Retype all of the listing exactly, passing over any picture you find.

== DATA EXCERPT ==
⁂
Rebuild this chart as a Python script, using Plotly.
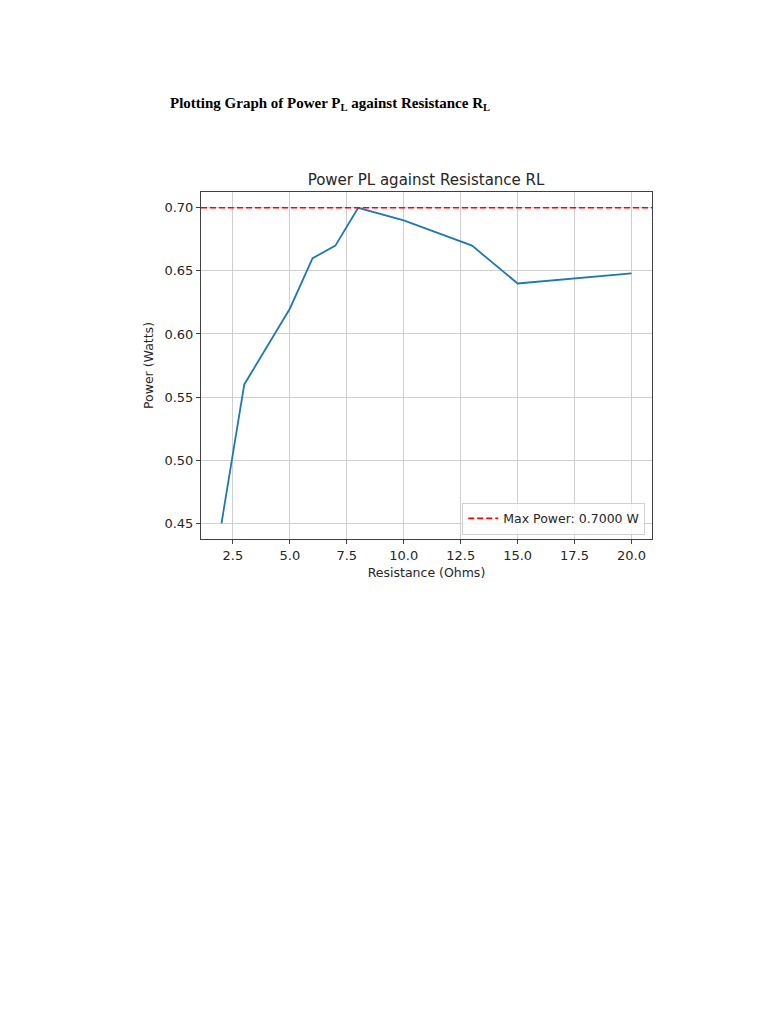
import plotly.graph_objects as go

resistance = [2, 3, 5, 6, 7, 8, 10, 13, 15, 20]
power = [0.45, 0.56, 0.62, 0.66, 0.67, 0.70, 0.69, 0.67, 0.64, 0.648]

max_power = max(power)
font_fam = "DejaVu Sans"
txt_col = "#262626"

fig = go.Figure()
fig.add_trace(go.Scatter(x=resistance, y=power, mode="lines",
                         line=dict(color="#1f77b4", width=1.8),
                         showlegend=False, name="Power"))

fig.add_hline(y=max_power, line=dict(color="#ff0000", width=1.7, dash="6px,3px"),
              showlegend=True, name=f"Max Power: {max_power:.4f} W")

# page body adds 8px offset, so margins are reduced by 8
fig.update_layout(
    width=768, height=1024,
    margin=dict(l=193, r=124, t=184, b=493),
    paper_bgcolor="white", plot_bgcolor="white",
    font=dict(family=font_fam, size=13, color=txt_col),
    title=dict(text="Power PL against Resistance RL", x=418 / 768, xanchor="center",
               y=1 - 172 / 1024, yanchor="middle",
               font=dict(family=font_fam, size=15, color=txt_col)),
    legend=dict(x=0.985, xanchor="right", y=0.012, yanchor="bottom",
                bgcolor="rgba(255,255,255,0.8)", bordercolor="#d0d0d0", borderwidth=1,
                font=dict(family=font_fam, size=12.5, color=txt_col)),
    annotations=[dict(
        text="<b>Plotting Graph of Power P<sub>L</sub> against Resistance R<sub>L</sub></b>",
        xref="paper", yref="paper", x=(168 - 201) / 451, y=1 + (192 - 104) / 347,
        xanchor="left", yanchor="middle", showarrow=False,
        font=dict(family="Liberation Serif", size=15, color="black"))],
)

fig.update_xaxes(range=[1.1, 20.9], tick0=0, dtick=2.5, tickformat=".1f",
                 showgrid=True, gridcolor="#cfcfcf", gridwidth=1,
                 showline=True, linecolor="#404040", linewidth=1, mirror=True,
                 ticks="outside", ticklen=4, tickcolor="#404040", zeroline=False,
                 title=dict(text="Resistance (Ohms)", standoff=6,
                            font=dict(family=font_fam, size=12.5, color=txt_col)))
fig.update_yaxes(range=[0.4375, 0.7125], tick0=0, dtick=0.05, tickformat=".2f",
                 showgrid=True, gridcolor="#cfcfcf", gridwidth=1,
                 showline=True, linecolor="#404040", linewidth=1, mirror=True,
                 ticks="outside", ticklen=4, tickcolor="#404040", zeroline=False,
                 title=dict(text="Power (Watts)", standoff=8,
                            font=dict(family=font_fam, size=12.5, color=txt_col)))

fig.write_html("out.html")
⁂
== SOLUTION ==
Rebuild this chart as a Python script, using Plotly.
import plotly.graph_objects as go

resistance = [2, 3, 5, 6, 7, 8, 10, 13, 15, 20]
power = [0.45, 0.56, 0.62, 0.66, 0.67, 0.70, 0.69, 0.67, 0.64, 0.648]

max_power = max(power)
font_fam = "DejaVu Sans"
txt_col = "#262626"

fig = go.Figure()
fig.add_trace(go.Scatter(x=resistance, y=power, mode="lines",
                         line=dict(color="#1f77b4", width=1.8),
                         showlegend=False, name="Power"))

fig.add_hline(y=max_power, line=dict(color="#ff0000", width=1.7, dash="6px,3px"),
              showlegend=True, name=f"Max Power: {max_power:.4f} W")

# page body adds 8px offset, so margins are reduced by 8
fig.update_layout(
    width=768, height=1024,
    margin=dict(l=193, r=124, t=184, b=493),
    paper_bgcolor="white", plot_bgcolor="white",
    font=dict(family=font_fam, size=13, color=txt_col),
    title=dict(text="Power PL against Resistance RL", x=418 / 768, xanchor="center",
               y=1 - 172 / 1024, yanchor="middle",
               font=dict(family=font_fam, size=15, color=txt_col)),
    legend=dict(x=0.985, xanchor="right", y=0.012, yanchor="bottom",
                bgcolor="rgba(255,255,255,0.8)", bordercolor="#d0d0d0", borderwidth=1,
                font=dict(family=font_fam, size=12.5, color=txt_col)),
    annotations=[dict(
        text="<b>Plotting Graph of Power P<sub>L</sub> against Resistance R<sub>L</sub></b>",
        xref="paper", yref="paper", x=(168 - 201) / 451, y=1 + (192 - 104) / 347,
        xanchor="left", yanchor="middle", showarrow=False,
        font=dict(family="Liberation Serif", size=15, color="black"))],
)

fig.update_xaxes(range=[1.1, 20.9], tick0=0, dtick=2.5, tickformat=".1f",
                 showgrid=True, gridcolor="#cfcfcf", gridwidth=1,
                 showline=True, linecolor="#404040", linewidth=1, mirror=True,
                 ticks="outside", ticklen=4, tickcolor="#404040", zeroline=False,
                 title=dict(text="Resistance (Ohms)", standoff=6,
                            font=dict(family=font_fam, size=12.5, color=txt_col)))
fig.update_yaxes(range=[0.4375, 0.7125], tick0=0, dtick=0.05, tickformat=".2f",
                 showgrid=True, gridcolor="#cfcfcf", gridwidth=1,
                 showline=True, linecolor="#404040", linewidth=1, mirror=True,
                 ticks="outside", ticklen=4, tickcolor="#404040", zeroline=False,
                 title=dict(text="Power (Watts)", standoff=8,
                            font=dict(family=font_fam, size=12.5, color=txt_col)))

fig.write_html("out.html")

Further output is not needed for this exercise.